Consider the angle at vertex B, formed by sides AB and BC.
* Side AB moves 2 units right and 1 unit up.
* Side BC moves 1 unit right and 2 units down.
Again, the horizontal movement of AB (2 units) corresponds to the vertical movement of BC (2 units), and the vertical movement of AB (1 unit) corresponds to the horizontal movement of BC (1 unit). The change in direction (AB goes up, BC goes down) relative to the horizontal movement forms a clear right angle at B, similar to turning a corner where the "rise" and "run" values swap.

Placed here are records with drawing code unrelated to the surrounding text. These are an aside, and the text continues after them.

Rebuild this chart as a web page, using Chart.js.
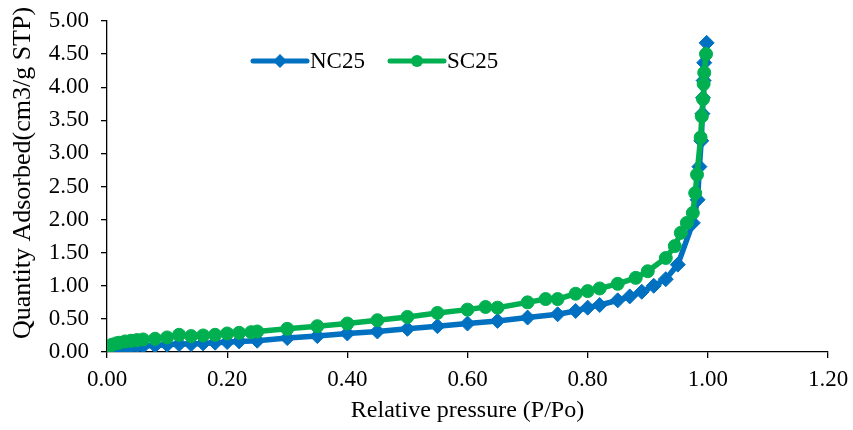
<!DOCTYPE html>
<html>
<head>
<meta charset="utf-8">
<script src="https://cdn.jsdelivr.net/npm/chart.js@4/dist/chart.umd.min.js"></script>
<style>
  html, body { margin: 0; padding: 0; background: #fff; }
</style>
</head>
<body>
<canvas id="isoChart" width="853" height="430"></canvas>
<script>
// NC25 isotherm (blue diamonds)
const ncX = [0.005, 0.01, 0.02, 0.03, 0.04, 0.05, 0.06, 0.08, 0.10, 0.12, 0.14, 0.16, 0.18, 0.20, 0.22, 0.25,
  0.30, 0.35, 0.40, 0.45, 0.50, 0.55, 0.60, 0.65, 0.70, 0.75, 0.78, 0.80, 0.82, 0.85, 0.87, 0.89, 0.91, 0.93, 0.95,
  0.975, 0.983, 0.986, 0.989, 0.991, 0.992, 0.993, 0.994, 0.998];
const ncY = [0.03, 0.05, 0.06, 0.07, 0.08, 0.09, 0.09, 0.10, 0.11, 0.12, 0.12, 0.13, 0.14, 0.15, 0.16, 0.17,
  0.21, 0.24, 0.28, 0.31, 0.35, 0.39, 0.43, 0.47, 0.52, 0.57, 0.62, 0.67, 0.71, 0.78, 0.84, 0.91, 1.00, 1.10, 1.32,
  1.95, 2.30, 2.80, 3.19, 3.60, 3.84, 4.10, 4.37, 4.67];

// SC25 isotherm (green circles)
const scX = [0.003, 0.008, 0.015, 0.02, 0.03, 0.04, 0.05, 0.06, 0.08, 0.10, 0.12, 0.14, 0.16, 0.18, 0.20, 0.22, 0.24, 0.25,
  0.30, 0.35, 0.40, 0.45, 0.50, 0.55, 0.60, 0.63, 0.65, 0.70, 0.73, 0.75, 0.78, 0.80, 0.82, 0.85, 0.88, 0.90, 0.93, 0.945,
  0.955, 0.965, 0.975, 0.979, 0.982, 0.988, 0.99, 0.992, 0.993, 0.994, 0.997];
const scY = [0.08, 0.11, 0.13, 0.14, 0.16, 0.17, 0.18, 0.19, 0.20, 0.22, 0.26, 0.24, 0.25, 0.26, 0.28, 0.29, 0.30, 0.31,
  0.35, 0.39, 0.43, 0.48, 0.53, 0.59, 0.64, 0.68, 0.67, 0.75, 0.80, 0.80, 0.88, 0.92, 0.96, 1.03, 1.12, 1.22, 1.42, 1.60,
  1.80, 1.95, 2.10, 2.40, 2.68, 3.24, 3.56, 3.82, 4.05, 4.22, 4.50];

const seriesNames = ['NC25', 'SC25'];
const seriesColors = ['#0070C0', '#00B050'];

const toPoints = (xs, ys) => xs.map((x, i) => ({ x: x, y: ys[i] }));

const serif = 'Liberation Serif, Times New Roman, serif';

// legend drawn inside the plot (line + marker), and the y title placed like the original
const isoLegend = {
  id: 'isoLegend',
  afterDraw(chart) {
    const ctx = chart.ctx;
    const y = 61;
    const starts = [253, 390];
    ctx.save();
    seriesNames.forEach((name, i) => {
      const x0 = starts[i];
      ctx.strokeStyle = seriesColors[i];
      ctx.lineWidth = 5;
      ctx.lineCap = 'round';
      ctx.beginPath();
      ctx.moveTo(x0, y);
      ctx.lineTo(x0 + 54, y);
      ctx.stroke();
      ctx.fillStyle = seriesColors[i];
      const cx = x0 + 27;
      ctx.beginPath();
      if (i === 0) {
        ctx.moveTo(cx, y - 7);
        ctx.lineTo(cx + 7, y);
        ctx.lineTo(cx, y + 7);
        ctx.lineTo(cx - 7, y);
        ctx.closePath();
      } else {
        ctx.arc(cx, y, 6, 0, Math.PI * 2);
      }
      ctx.fill();
      ctx.fillStyle = '#000';
      ctx.font = '23px ' + serif;
      ctx.textBaseline = 'middle';
      ctx.textAlign = 'left';
      ctx.fillText(name, x0 + 57, y + 1);
    });

    // y axis title
    ctx.translate(23, 173);
    ctx.rotate(-Math.PI / 2);
    ctx.fillStyle = '#000';
    ctx.font = '26px ' + serif;
    ctx.textAlign = 'center';
    ctx.textBaseline = 'middle';
    ctx.fillText('Quantity Adsorbed(cm3/g STP)', 0, 0);
    ctx.restore();
  }
};

new Chart(document.getElementById('isoChart'), {
  type: 'scatter',
  data: {
    datasets: [
      {
        label: seriesNames[0],
        data: toPoints(ncX, ncY),
        showLine: true,
        borderColor: seriesColors[0],
        backgroundColor: seriesColors[0],
        borderWidth: 5.5,
        pointStyle: 'rectRot',
        pointRadius: 7.5,
        pointBorderWidth: 1,
        order: 1
      },
      {
        label: seriesNames[1],
        data: toPoints(scX, scY),
        showLine: true,
        borderColor: seriesColors[1],
        backgroundColor: seriesColors[1],
        borderWidth: 5.5,
        pointStyle: 'circle',
        pointRadius: 6.5,
        pointBorderWidth: 1,
        order: 0
      }
    ]
  },
  options: {
    responsive: false,
    animation: false,
    layout: { padding: { top: 21, right: 25, bottom: 0, left: 0 } },
    plugins: {
      legend: { display: false },
      tooltip: { enabled: false }
    },
    scales: {
      x: {
        type: 'linear',
        min: 0,
        max: 1.2,
        ticks: {
          stepSize: 0.2,
          color: '#000',
          padding: 8,
          font: { family: serif, size: 23 },
          callback: v => v.toFixed(2)
        },
        grid: { drawOnChartArea: false, drawTicks: true, tickLength: 6, color: '#000', lineWidth: 1.3 },
        border: { color: '#000', width: 1.3 },
        title: { display: true, text: 'Relative pressure (P/Po)', color: '#000',
          font: { family: serif, size: 24 }, padding: { top: 0, bottom: 5 } },
        afterFit: s => { s.height = 78; s.paddingLeft = 0; s.paddingRight = 0; }
      },
      y: {
        type: 'linear',
        min: 0,
        max: 5,
        ticks: {
          stepSize: 0.5,
          color: '#000',
          padding: 12,
          font: { family: serif, size: 23 },
          callback: v => v.toFixed(2)
        },
        grid: { drawOnChartArea: false, drawTicks: true, tickLength: 6, color: '#000', lineWidth: 1.3 },
        border: { color: '#000', width: 1.3 },
        title: { display: false },
        afterFit: s => { s.width = 107; s.paddingTop = 0; s.paddingBottom = 0; }
      }
    }
  },
  plugins: [isoLegend]
});
</script>
</body>
</html>
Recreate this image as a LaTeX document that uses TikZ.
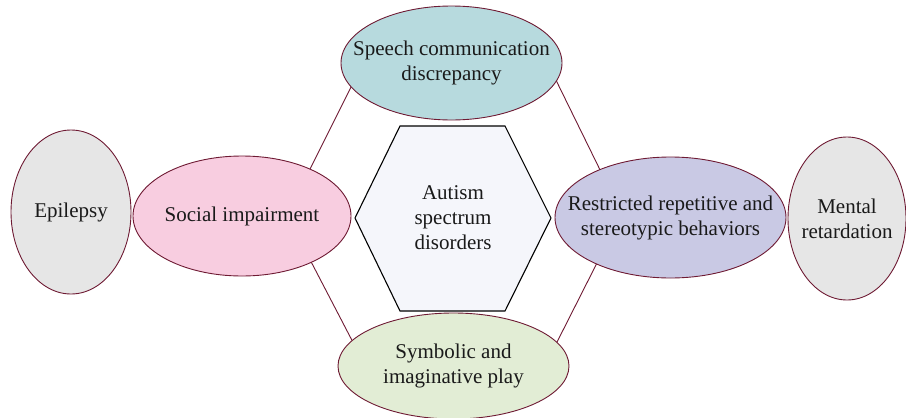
\documentclass[tikz,border=0pt]{standalone}
\usepackage{fontspec}
\setmainfont{Liberation Serif}
\usetikzlibrary{shapes.geometric}
\definecolor{bordc}{HTML}{6E1A33}
\definecolor{speechc}{HTML}{B7DADE}
\definecolor{socialc}{HTML}{F8CDE0}
\definecolor{restrc}{HTML}{C9C9E4}
\definecolor{symbc}{HTML}{E2EDD5}
\definecolor{grayc}{HTML}{E6E6E6}
\definecolor{hexc}{HTML}{F5F6FB}
\definecolor{txtc}{HTML}{1A1A1A}
\begin{document}
\begin{tikzpicture}[x=1pt,y=-1pt,
  oval/.style={ellipse, draw=bordc, line width=0.9pt, inner sep=0pt},
  lbl/.style={align=center, font=\fontsize{21}{25}\selectfont, text=txtc, inner sep=0pt},
  link/.style={draw=bordc, line width=0.9pt},
  hexbox/.style={draw=black, line width=1.1pt, fill=hexc, line join=miter}]
\useasboundingbox (0,0) rectangle (906,418);
% connector ends (hidden under the ellipses)
\coordinate (ul1) at (355,79);
\coordinate (ul2) at (306,177);
\coordinate (ur1) at (552,72);
\coordinate (ur2) at (605,180);
\coordinate (ll1) at (306,252);
\coordinate (ll2) at (357,350);
\coordinate (lr1) at (600,257);
\coordinate (lr2) at (552,352);
\draw[link] (ul1) -- (ul2);
\draw[link] (ur1) -- (ur2);
\draw[link] (ll1) -- (ll2);
\draw[link] (lr1) -- (lr2);
% hexagon
\coordinate (h1) at (355,218);
\coordinate (h2) at (400,126);
\coordinate (h3) at (505,126);
\coordinate (h4) at (551,218);
\coordinate (h5) at (505,311);
\coordinate (h6) at (400,311);
\draw[hexbox] (h1) -- (h2) -- (h3) -- (h4) -- (h5) -- (h6) -- cycle;
\node[lbl] (asd) at (453,218) {Autism\\spectrum\\disorders};
% ellipses
\node[oval, fill=grayc, minimum width=120pt, minimum height=164pt] (epi) at (71,212) {};
\node[lbl] (epit) at (epi.center) {Epilepsy};
\node[oval, fill=socialc, minimum width=218pt, minimum height=120pt] (soc) at (242,216) {};
\node[lbl] (soct) at (soc.center) {Social impairment};
\node[oval, fill=speechc, minimum width=221pt, minimum height=114pt] (spe) at (451.5,63) {};
\node[lbl] (spet) at (spe.center) {Speech communication\\discrepancy};
\node[oval, fill=restrc, minimum width=231pt, minimum height=121pt] (res) at (670.5,217.5) {};
\node[lbl] (rest) at (res.center) {Restricted repetitive and\\stereotypic behaviors};
\node[oval, fill=grayc, minimum width=118pt, minimum height=163pt] (men) at (847,218.5) {};
\node[lbl] (ment) at (men.center) {Mental\\retardation};
\node[oval, fill=symbc, minimum width=231pt, minimum height=106pt] (sym) at (453.5,366) {};
\node[lbl] (symt) at (sym.center) {Symbolic and\\imaginative play};
\end{tikzpicture}
\end{document}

**step9** Checking for right angles at vertex C

Consider the angle at vertex C, formed by sides BC and CD.
* Side BC moves 1 unit right and 2 units down.
* Side CD moves 2 units left and 1 unit down.
Following the same pattern, the horizontal movement of BC (1 unit) matches the vertical movement of CD (1 unit), and the vertical movement of BC (2 units) matches the horizontal movement of CD (2 units). This specific combination of movements confirms that the angle at C is a right angle.

**step10** Checking for right angles at vertex D

Consider the angle at vertex D, formed by sides CD and DA.
* Side CD moves 2 units left and 1 unit down.
* Side DA moves 1 unit left and 2 units up.
Here, the horizontal movement of CD (2 units) corresponds to the vertical movement of DA (2 units), and the vertical movement of CD (1 unit) corresponds to the horizontal movement of DA (1 unit). This final check also confirms that the angle at D is a right angle.

**step11** Conclusion

Based on our analysis, we have found that:
1. All four sides of the quadrilateral ABCD (AB, BC, CD, and DA) have the same length because each is formed by a horizontal movement of 1 or 2 units and a perpendicular vertical movement of the other value.
2. All four internal angles (at vertices A, B, C, and D) are right angles, as shown by the consistent pattern of swapped horizontal and vertical movements between adjacent sides.
Since the quadrilateral ABCD has four equal sides and four right angles, it satisfies the definition of a square. Therefore, the quadrilateral A(1,1), B(3,2), C(4,0) and D(2,-1) is a square.